On-Site Magazine

Canadian picture improving in RICS construction monitor

By Adam Freill   

Construction Commercial Industrial Institutional Residential

Promising growth seen across the board, although skills and labour shortages remain a key issue holding back the sector, says RICS and CIQS.

(Graph courtesy of RICS and CIQS)

Growth in workload across both the private residential and non-residential sectors in Q1 of 2024 has the Royal Institution of Chartered Surveyors (RICS) and Canadian Institute of Quantity Surveyors (CIQS) Construction Monitor indicating an improved picture for the Canadian market.

Expectations for the next 12 months are also look promising, say the two organizations, with increases in sentiment across the board. However, the sector is not without its challenges, with skills and labour shortages still cited as a real issue for the industry.

The Construction Activity Index, a survey indicator that explores a general picture of activity across the sector, has improved from +12 in Q4 of 2023, to +24 in Q1 of this year.

On a regional level, the strongest increase was registered in the Prairies, which rose to +50. British Columbia also saw a noticeable improvement, where the index rose to +21 from +8.

Although infrastructure remains the strongest performing sub-sector in terms of net balance, the latest reading of +24 is more modest than the recent high of +41 recorded in Q2 2023.

The private residential sector reported in with a nice increase, going from -10 in Q4 to +18, and with a net balance of +7 private non-residential workloads were also up in Q1, gaining from the -3 of Q4 in 2023.

Labour shortages were referenced by survey respondents as factors seen to be holding back market activity, says the report. While the picture is slightly better than the previous report, over two-thirds of respondents highlighted the scarcities. Cost of materials was also a factor in sector’s performance.

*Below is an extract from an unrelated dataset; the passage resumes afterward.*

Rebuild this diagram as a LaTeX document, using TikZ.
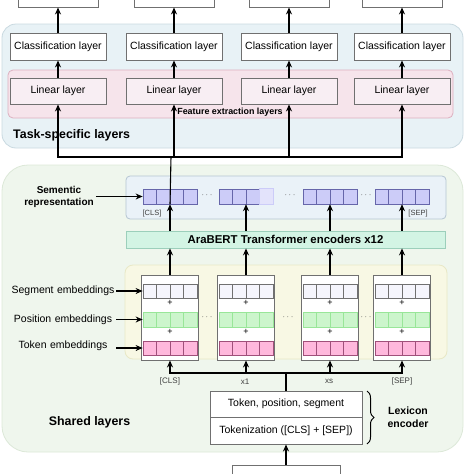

“Most impactful is the shortage of skilled workers, which results in subcontractors being very selective in the work they are pursuing,” said a participant from Calgary [the report authors don’t identify commentors]. “This ultimately results in a much smaller pool of trade partners a general contractor can collaborate with, hence a much higher construction cost than what could be in a more competitive market.”

Despite the challenges, profit margins are expected to rise, with the most respondents since 2022 indicating an expectation of industry profit margins over the next 12 months.